TRS. OF THE PAINTERS UNION DEPOSIT FUND v. L&R PAINTING, LLC
United States District Court, Eastern District of Michigan (2024)
Facts
- The Trustees of the Painters Union Deposit Fund sued L&R Painting, LLC (LRP) and L&R Painting Contractors LLC (LRPC) to recover delinquent contributions related to a collective bargaining agreement (CBA) between the parties.
- The Trustees manage a fund that consolidates employer contributions following certain CBAs.
- Boban Ljuljdjurovic, who operated LRPC, signed a CBA in 2016, which required timely contributions and monthly payroll reports.
- Although LRP did not exist until 2020, the Trustees argued that LRP was either bound by the CBA or was LRPC's alter ego or legal successor.
- An audit revealed that LRP was short $421,101.14 in contributions for work done by its employees and subcontractors.
- The Trustees filed this lawsuit against both companies.
- After the parties submitted cross-motions for summary judgment, the court determined that it could decide the motions without a hearing.
- The court ultimately denied both motions for summary judgment.
Issue
- The issues were whether LRP was bound by the CBA and whether LRP could be considered LRPC's alter ego or legal successor for liability purposes.
Holding — Kumar, J.
- The United States District Court for the Eastern District of Michigan held that neither party was entitled to summary judgment regarding the claims against LRP and LRPC.
Rule
- An employer cannot be held liable for a collective bargaining agreement unless it is shown to be bound by the agreement or is determined to be the alter ego of a signatory employer.
Reasoning
- The court reasoned that the Trustees failed to establish that LRP was bound by the CBA, as it was not a signatory to the agreement, nor was it shown to have manifested an intent to be bound by it. The court noted that simply submitting payroll reports did not suffice to demonstrate intent without other supporting factors.
- Additionally, the successorship theory did not apply because there was no evidence that LRP had purchased LRPC or its assets.

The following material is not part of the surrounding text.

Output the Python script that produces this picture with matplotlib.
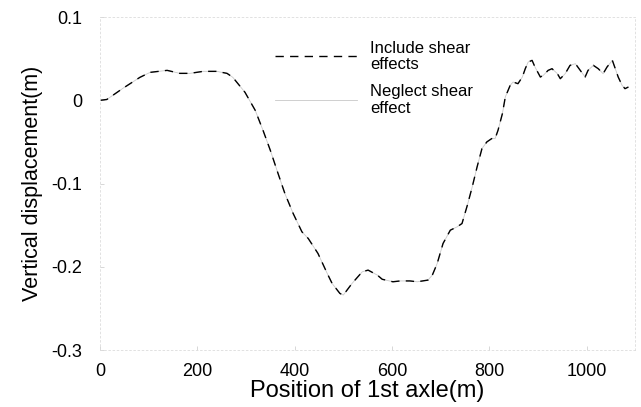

- The court examined the alter ego doctrine, which could impose liability if LRP was found to be a mere continuation of LRPC.
- It found that there was conflicting evidence regarding the identity of operations and management between the two entities, which necessitated a factual determination by a trier of fact.
- The court similarly found that LRPC could not be held liable unless LRP was determined to be its alter ego, resulting in a denial of summary judgment for both parties.
Deep Dive: How the Court Reached Its Decision
Background of the Case
The case involved the Trustees of the Painters Union Deposit Fund suing L&R Painting, LLC and L&R Painting Contractors LLC to recover delinquent contributions under a collective bargaining agreement (CBA). The Trustees, who managed a fund for employer contributions based on CBAs, argued that L&R Painting was bound by the CBA despite not being a signatory, and that it was either a legal successor or an alter ego of L&R Painting Contractors. The court examined the CBA signed by Boban Ljuljdjurovic on behalf of L&R Painting Contractors and noted that L&R Painting did not exist at the time of the CBA's execution. An audit indicated that L&R Painting was significantly short on contributions, leading the Trustees to file suit against both entities. The parties subsequently filed cross-motions for summary judgment, seeking resolution of the claims without a hearing.
Legal Standards for Summary Judgment
The court outlined the legal standards applicable to summary judgment motions, emphasizing that a party is entitled to summary judgment only if there is no genuine dispute of material fact and they are entitled to judgment as a matter of law. The court noted that the burden of proof lies with the moving party to demonstrate the absence of a genuine issue, and if successful, the non-moving party must then come forward with specific facts to show a genuine issue for trial. The court also stated that when evaluating cross-motions for summary judgment, each motion is considered separately, and it is possible for neither party to meet their burden. Furthermore, the court must view the evidence in favor of the non-moving party and cannot weigh evidence or determine the truth of the matter at this stage.
Court's Analysis of LRP's Liability
The court examined whether L&R Painting was bound by the CBA, noting that it was not a signatory and that the submission of payroll reports alone did not demonstrate an intent to be bound. The court referred to established contract principles, stating that a non-party cannot be held liable under a contract unless it manifests intent through conduct or is shown to be an alter ego of a signatory. The Trustees posited that L&R Painting could be liable as a legal successor or alter ego of L&R Painting Contractors. However, the court found that the successorship theory was inapplicable since there was no evidence of an asset purchase between the two entities. The court determined that the alter ego theory warranted further examination, as conflicting evidence existed regarding the operations and management of L&R Painting and L&R Painting Contractors.
Examination of Alter Ego Liability
The court explained that the alter ego doctrine allows for a new employer to be held liable if it is essentially a continuation of an old employer. The court noted that factors such as management, operations, and financial intermingling must be considered to determine whether two companies are alter egos. The court found that there was evidence of both substantial distinctions and similarities between L&R Painting and L&R Painting Contractors, creating a factual dispute. On one hand, evidence suggested that the two entities operated separately with different management and finances; on the other hand, evidence indicated significant overlap in ownership and operations. The court concluded that a reasonable trier of fact could find for either party, necessitating further examination of the facts at trial.
Conclusion of the Court
Ultimately, the court denied both parties' motions for summary judgment, concluding that neither party had established their entitlement to judgment as a matter of law. The court emphasized that the Trustees needed to prove that L&R Painting was bound by the CBA through either direct liability or alter ego status, and that genuine issues of material fact existed regarding that determination. Furthermore, the court noted that L&R Painting Contractors could not be held liable unless L&R Painting was found to be its alter ego. This decision highlighted the complexities of labor law regarding liability and the importance of factual determinations in cases involving collective bargaining agreements.